((
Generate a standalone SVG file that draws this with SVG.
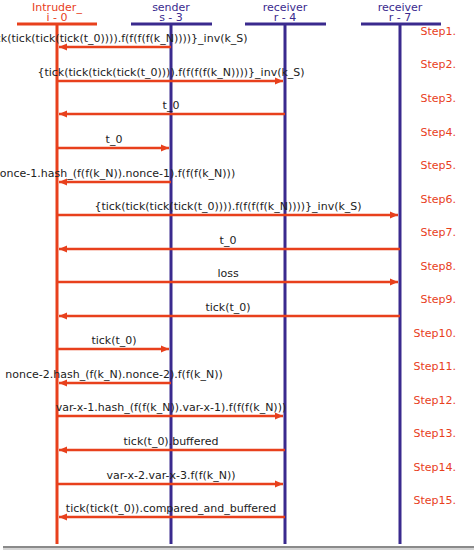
<svg xmlns="http://www.w3.org/2000/svg" width="474" height="550" viewBox="0 0 474 550">
<style>
.bg{fill:#ffffff}
.nm{font-family:"DejaVu Sans",sans-serif;font-size:11px;text-anchor:middle}
.red{fill:#e8401c}
.blue{fill:#3a2a8e}
.lr{stroke:#e8401c;stroke-width:3;fill:none}
.lb{stroke:#3a2a8e;stroke-width:3;fill:none}
.msg{stroke:#e8401c;stroke-width:2.5;fill:none}
.lbl{font-family:"DejaVu Sans",sans-serif;font-size:11px;fill:#222;text-anchor:middle}
.step{font-family:"DejaVu Sans",sans-serif;font-size:11px;fill:#e8401c;text-anchor:end}
</style>
<defs>
<marker id="ah" markerWidth="10" markerHeight="8" refX="8" refY="4" orient="auto" markerUnits="userSpaceOnUse">
<path d="M0,0.6 L8,4 L0,7.4 Z" fill="#e8401c"/>
</marker>
</defs>
<rect class="bg" x="0" y="0" width="474" height="550"/>
<g id="intruder">
<text class="nm red" x="57" y="11">Intruder_</text>
<text class="nm red" x="57" y="21">i - 0</text>
<line class="lr" x1="17" y1="24" x2="97" y2="24"/>
<line class="lr" x1="57" y1="24" x2="57" y2="544"/>
</g>
<g id="sender">
<text class="nm blue" x="171" y="11">sender</text>
<text class="nm blue" x="171" y="21">s - 3</text>
<line class="lb" x1="131" y1="24" x2="212" y2="24"/>
<line class="lb" x1="171" y1="24" x2="171" y2="544"/>
</g>
<g id="receiver4">
<text class="nm blue" x="285" y="11">receiver</text>
<text class="nm blue" x="285" y="21">r - 4</text>
<line class="lb" x1="245" y1="24" x2="326" y2="24"/>
<line class="lb" x1="285" y1="24" x2="285" y2="544"/>
</g>
<g id="receiver7">
<text class="nm blue" x="400" y="11">receiver</text>
<text class="nm blue" x="400" y="21">r - 7</text>
<line class="lb" x1="361" y1="24" x2="441" y2="24"/>
<line class="lb" x1="400" y1="24" x2="400" y2="544"/>
</g>
<g id="steps">
<text class="step" x="456" y="35">Step1.</text>
<text class="step" x="456" y="68">Step2.</text>
<text class="step" x="456" y="102">Step3.</text>
<text class="step" x="456" y="136">Step4.</text>
<text class="step" x="456" y="169">Step5.</text>
<text class="step" x="456" y="203">Step6.</text>
<text class="step" x="456" y="236">Step7.</text>
<text class="step" x="456" y="270">Step8.</text>
<text class="step" x="456" y="303">Step9.</text>
<text class="step" x="456" y="337">Step10.</text>
<text class="step" x="456" y="370">Step11.</text>
<text class="step" x="456" y="404">Step12.</text>
<text class="step" x="456" y="437">Step13.</text>
<text class="step" x="456" y="471">Step14.</text>
<text class="step" x="456" y="504">Step15.</text>
</g>
<g id="connectors">
<line class="msg" x1="171" y1="47" x2="59" y2="47" marker-end="url(#ah)"/>
<line class="msg" x1="57" y1="81" x2="283" y2="81" marker-end="url(#ah)"/>
<line class="msg" x1="285" y1="114" x2="59" y2="114" marker-end="url(#ah)"/>
<line class="msg" x1="57" y1="148" x2="169" y2="148" marker-end="url(#ah)"/>
<line class="msg" x1="171" y1="182" x2="59" y2="182" marker-end="url(#ah)"/>
<line class="msg" x1="57" y1="215" x2="398" y2="215" marker-end="url(#ah)"/>
<line class="msg" x1="400" y1="249" x2="59" y2="249" marker-end="url(#ah)"/>
<line class="msg" x1="57" y1="282" x2="398" y2="282" marker-end="url(#ah)"/>
<line class="msg" x1="400" y1="316" x2="59" y2="316" marker-end="url(#ah)"/>
<line class="msg" x1="57" y1="349" x2="169" y2="349" marker-end="url(#ah)"/>
<line class="msg" x1="171" y1="383" x2="59" y2="383" marker-end="url(#ah)"/>
<line class="msg" x1="57" y1="416" x2="283" y2="416" marker-end="url(#ah)"/>
<line class="msg" x1="285" y1="450" x2="59" y2="450" marker-end="url(#ah)"/>
<line class="msg" x1="57" y1="484" x2="283" y2="484" marker-end="url(#ah)"/>
<line class="msg" x1="285" y1="517" x2="59" y2="517" marker-end="url(#ah)"/>
</g>
<g id="labels">
<text class="lbl" x="114" y="42">{tick(tick(tick(tick(t_0)))).f(f(f(f(k_N))))}_inv(k_S)</text>
<text class="lbl" x="171" y="76">{tick(tick(tick(tick(t_0)))).f(f(f(f(k_N))))}_inv(k_S)</text>
<text class="lbl" x="171" y="109">t_0</text>
<text class="lbl" x="114" y="143">t_0</text>
<text class="lbl" x="114" y="177">nonce-1.hash_(f(f(k_N)).nonce-1).f(f(f(k_N)))</text>
<text class="lbl" x="228" y="210">{tick(tick(tick(tick(t_0)))).f(f(f(f(k_N))))}_inv(k_S)</text>
<text class="lbl" x="228" y="244">t_0</text>
<text class="lbl" x="228" y="277">loss</text>
<text class="lbl" x="228" y="311">tick(t_0)</text>
<text class="lbl" x="114" y="344">tick(t_0)</text>
<text class="lbl" x="114" y="378">nonce-2.hash_(f(k_N).nonce-2).f(f(k_N))</text>
<text class="lbl" x="171" y="411">var-x-1.hash_(f(f(k_N)).var-x-1).f(f(f(k_N)))</text>
<text class="lbl" x="171" y="445">tick(t_0).buffered</text>
<text class="lbl" x="171" y="479">var-x-2.var-x-3.f(f(k_N))</text>
<text class="lbl" x="171" y="512">tick(tick(t_0)).compared_and_buffered</text>
</g>
<line x1="3" y1="547" x2="474" y2="547" stroke="#8a8a8a" stroke-width="2"/>
<line x1="3" y1="549" x2="474" y2="549" stroke="#d5d5d5" stroke-width="2"/>
</svg>
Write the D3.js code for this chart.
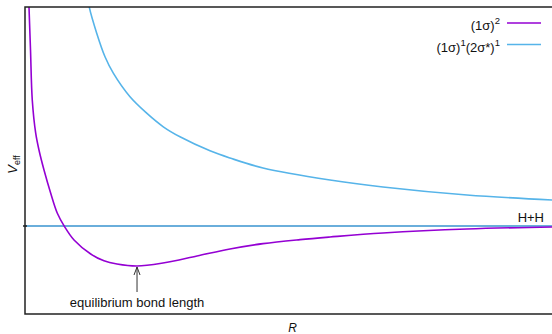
<!DOCTYPE html>
<html>
<head>
<meta charset="utf-8">
<script src="https://cdn.jsdelivr.net/npm/d3@7"></script>
<style>
  html, body { margin: 0; padding: 0; background: #fff; }
  svg { display: block; font-family: "Liberation Sans", Arial, sans-serif; }
</style>
</head>
<body>
<div id="chart"></div>
<script>
// internuclear distance (arbitrary units)
const rValuesGround = [0.041, 0.05, 0.069, 0.091, 0.134, 0.175, 0.238, 0.322, 0.405, 0.497, 0.614, 0.823, 0.989, 1.152, 1.403, 1.728, 2.154, 2.567, 2.981, 3.444, 3.82, 4.483, 5.535, 6.6];
// effective potential for (1σ)^2
const vGround = [6.15, 5.475, 4.4, 3.15, 2.32, 1.9, 1.4, 0.82, 0.32, -0.02, -0.35, -0.7, -0.87, -0.95, -1.0, -0.925, -0.75, -0.575, -0.44, -0.34, -0.275, -0.175, -0.075, -0.025];

const rValuesExcited = [0.783, 0.805, 0.898, 1.002, 1.106, 1.315, 1.524, 1.732, 1.941, 2.317, 2.567, 2.981, 3.82, 4.483, 5.535, 6.6];
// effective potential for (1σ)^1(2σ*)^1
const vExcited = [5.78, 5.47, 4.82, 4.23, 3.82, 3.23, 2.82, 2.48, 2.23, 1.88, 1.7, 1.45, 1.15, 0.975, 0.775, 0.65];

const equilibriumR = 1.403;
const equilibriumV = -1.0;
const dissociationV = 0;

const width = 552, height = 334;
const margin = { left: 25, right: 0, top: 7, bottom: 20 };

const svg = d3.select("#chart").append("svg")
    .attr("width", width)
    .attr("height", height);

const x = d3.scaleLinear().domain([0, 6.6]).range([margin.left, width - margin.right]);
const y = d3.scaleLinear().domain([-2.2, 5.475]).range([height - margin.bottom, margin.top]);

svg.append("defs").append("clipPath").attr("id", "plot")
  .append("rect")
    .attr("x", x(0)).attr("y", y(5.475))
    .attr("width", x(6.6) - x(0)).attr("height", y(-2.2) - y(5.475));

const line = d3.line()
    .x(d => x(d[0]))
    .y(d => y(d[1]))
    .curve(d3.curveCatmullRom.alpha(0.5));

const plot = svg.append("g").attr("clip-path", "url(#plot)");

// H+H asymptote
plot.append("line")
    .attr("x1", x(0)).attr("x2", x(6.6))
    .attr("y1", y(dissociationV)).attr("y2", y(dissociationV))
    .attr("stroke", "#6aaedb")
    .attr("stroke-width", 2);

plot.append("path")
    .datum(d3.zip(rValuesExcited, vExcited))
    .attr("d", line)
    .attr("fill", "none")
    .attr("stroke", "#56b4e9")
    .attr("stroke-width", 1.6);

plot.append("path")
    .datum(d3.zip(rValuesGround, vGround))
    .attr("d", line)
    .attr("fill", "none")
    .attr("stroke", "#9400d3")
    .attr("stroke-width", 1.6);

// frame: left, top, bottom
const frame = svg.append("g").attr("stroke", "#222").attr("stroke-width", 1.5).attr("fill", "none");
frame.append("path")
    .attr("d", `M${width},${y(5.475)}H${x(0)}V${y(-2.2)}H${width}`);
frame.append("line")
    .attr("x1", x(0) - 2).attr("x2", x(0) + 2)
    .attr("y1", y(0)).attr("y2", y(0));

// axis labels
const yl = svg.append("text")
    .attr("transform", `translate(17,${(y(5.475) + y(-2.2)) / 2 + 4}) rotate(-90)`)
    .attr("text-anchor", "middle")
    .attr("font-size", 13)
    .attr("fill", "#111");
yl.append("tspan").attr("font-style", "italic").text("V");
yl.append("tspan").attr("font-size", 9).attr("dy", 3).text("eff");

svg.append("text")
    .attr("x", (x(0) + x(6.6)) / 2 + 4)
    .attr("y", 332)
    .attr("text-anchor", "middle")
    .attr("font-style", "italic")
    .attr("font-size", 12)
    .attr("fill", "#111")
    .text("R");

// annotation: equilibrium bond length
svg.append("line")
    .attr("x1", x(equilibriumR)).attr("x2", x(equilibriumR))
    .attr("y1", y(equilibriumV) + 26).attr("y2", y(equilibriumV) + 1)
    .attr("stroke", "#333").attr("stroke-width", 1);
svg.append("path")
    .attr("d", `M${x(equilibriumR) - 3},${y(equilibriumV) + 9}L${x(equilibriumR)},${y(equilibriumV) + 1}L${x(equilibriumR) + 3},${y(equilibriumV) + 9}`)
    .attr("fill", "none").attr("stroke", "#333").attr("stroke-width", 1);
svg.append("text")
    .attr("x", x(equilibriumR))
    .attr("y", 307)
    .attr("text-anchor", "middle")
    .attr("font-size", 13)
    .attr("fill", "#111")
    .text("equilibrium bond length");

svg.append("text")
    .attr("x", 544)
    .attr("y", y(dissociationV) - 4)
    .attr("text-anchor", "end")
    .attr("font-size", 13)
    .attr("fill", "#111")
    .text("H+H");

// legend
const legendItems = [
  { color: "#9400d3", parts: [["(1σ)", 0], ["2", -6]] },
  { color: "#56b4e9", parts: [["(1σ)", 0], ["1", -6], ["(2σ*)", 6], ["1", -6]] }
];
legendItems.forEach((item, i) => {
  const ly = 23 + i * 21.5;
  const t = svg.append("text")
      .attr("x", 500).attr("y", ly + 7)
      .attr("text-anchor", "end")
      .attr("font-size", 13)
      .attr("fill", "#111");
  item.parts.forEach(([s, dy]) => {
    t.append("tspan")
      .attr("font-size", dy < 0 ? 9.5 : 13)
      .attr("dy", dy)
      .text(s);
  });
  svg.append("line")
      .attr("x1", 507).attr("x2", 541)
      .attr("y1", ly).attr("y2", ly)
      .attr("stroke", item.color).attr("stroke-width", 1.6);
});
</script>
</body>
</html>
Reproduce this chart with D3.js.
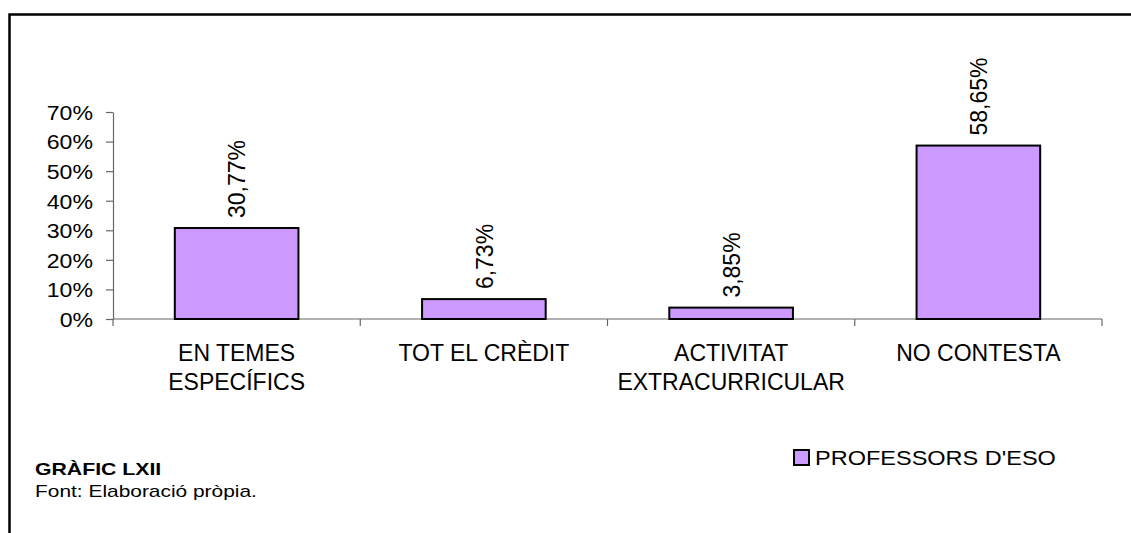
<!DOCTYPE html>
<html>
<head>
<meta charset="utf-8">
<script src="https://cdn.jsdelivr.net/npm/d3@7"></script>
<style>
  html, body { margin: 0; padding: 0; background: #fff; }
  svg { display: block; }
  text { font-family: "Liberation Sans", Arial, sans-serif; fill: #000; }
</style>
</head>
<body>
<svg id="chart" width="1131" height="533"></svg>
<script>
// ---- data ----
const categories = [["EN TEMES", "ESPECÍFICS"], ["TOT EL CRÈDIT"], ["ACTIVITAT", "EXTRACURRICULAR"], ["NO CONTESTA"]];
const values = [0.3077, 0.0673, 0.0385, 0.5865];
const valueLabels = ["30,77%", "6,73%", "3,85%", "58,65%"];
const yTicks = [0, 0.1, 0.2, 0.3, 0.4, 0.5, 0.6, 0.7];
const seriesName = "PROFESSORS D'ESO";
const chartTitle = "GRÀFIC LXII";
const sourceNote = "Font: Elaboració pròpia.";

// ---- layout ----
const svg = d3.select("#chart");
const x0 = 113, x1 = 1102, yBase = 319, yTop = 112;
const barFill = "#CC99FF";
const axisColor = "#666";

// frame (top and left borders)
svg.append("path")
  .attr("d", "M9.5,533 L9.5,14.5 L1131,14.5")
  .attr("fill", "none").attr("stroke", "#000").attr("stroke-width", 2.5);

const x = d3.scaleBand().domain(d3.range(categories.length)).range([x0, x1]).paddingInner(0).paddingOuter(0);
const y = d3.scaleLinear().domain([0, 0.7]).range([yBase, yTop]);

// y axis
const yAxis = svg.append("g").attr("transform", `translate(${x0},0)`)
  .call(d3.axisLeft(y).tickValues(yTicks).tickFormat(d3.format(".0%")).tickSize(7).tickSizeOuter(0));
yAxis.select(".domain").attr("stroke", axisColor).attr("stroke-width", 1.2);
yAxis.selectAll(".tick line").attr("stroke", axisColor).attr("stroke-width", 1.2);
const sxTick = 1.1;
yAxis.selectAll(".tick text")
  .attr("font-size", 21).attr("font-family", "Liberation Sans, Arial, sans-serif").attr("fill", "#000")
  .attr("x", -20 / sxTick).attr("dy", "0.35em")
  .attr("transform", `scale(${sxTick},1)`);

// x axis (boundary ticks)
const bounds = d3.range(categories.length + 1).map(i => i === categories.length ? x1 : x(i));
const xAxisG = svg.append("g");
xAxisG.append("line").attr("x1", x0).attr("x2", x1).attr("y1", yBase).attr("y2", yBase)
  .attr("stroke", axisColor).attr("stroke-width", 1.2);
xAxisG.selectAll("line.tk").data(bounds).join("line").attr("class", "tk")
  .attr("x1", d => d).attr("x2", d => d).attr("y1", yBase).attr("y2", yBase + 7)
  .attr("stroke", axisColor).attr("stroke-width", 1.2);

// bars
const barW = x.bandwidth() * 0.5;
svg.selectAll("rect.bar").data(values).join("rect").attr("class", "bar")
  .attr("x", (d, i) => x(i) + (x.bandwidth() - barW) / 2)
  .attr("y", d => y(d))
  .attr("width", barW)
  .attr("height", d => yBase - y(d))
  .attr("fill", barFill).attr("stroke", "#000").attr("stroke-width", 2);

// value labels (rotated)
svg.selectAll("text.val").data(values).join("text").attr("class", "val")
  .attr("transform", (d, i) => `translate(${x(i) + x.bandwidth() / 2 + 0.5},${y(d) - 10}) rotate(-90)`)
  .attr("dy", "0.36em")
  .attr("font-size", 23)
  .text((d, i) => valueLabels[i]);

// category labels
categories.forEach((lines, i) => {
  const t = svg.append("text")
    .attr("text-anchor", "middle")
    .attr("font-size", 23);
  lines.forEach((ln, j) => {
    t.append("tspan").attr("x", x(i) + x.bandwidth() / 2).attr("y", 361 + j * 29).text(ln);
  });
});

// legend
svg.append("rect").attr("x", 794).attr("y", 450).attr("width", 15).attr("height", 15)
  .attr("fill", barFill).attr("stroke", "#000").attr("stroke-width", 2);
svg.append("text").attr("transform", "translate(815,465) scale(1.12,1)")
  .attr("font-size", 21).text(seriesName);

// title and source
svg.append("text").attr("transform", "translate(35,475) scale(1.25,1)")
  .attr("font-size", 17).attr("font-weight", "bold").text(chartTitle);
svg.append("text").attr("transform", "translate(35,497) scale(1.23,1)")
  .attr("font-size", 17).text(sourceNote);
</script>
</body>
</html>
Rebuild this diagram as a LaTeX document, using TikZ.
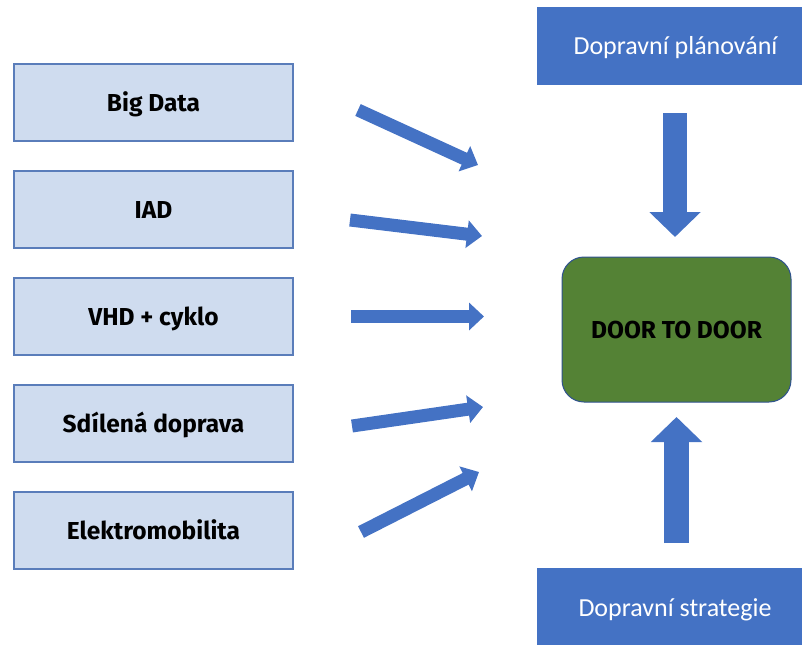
))
• [Exercise]: Show the lines of the material that contain the word "with".

• [Full solution]:
Generate a standalone SVG file that draws this with SVG.
Reproduce this chart with D3.js.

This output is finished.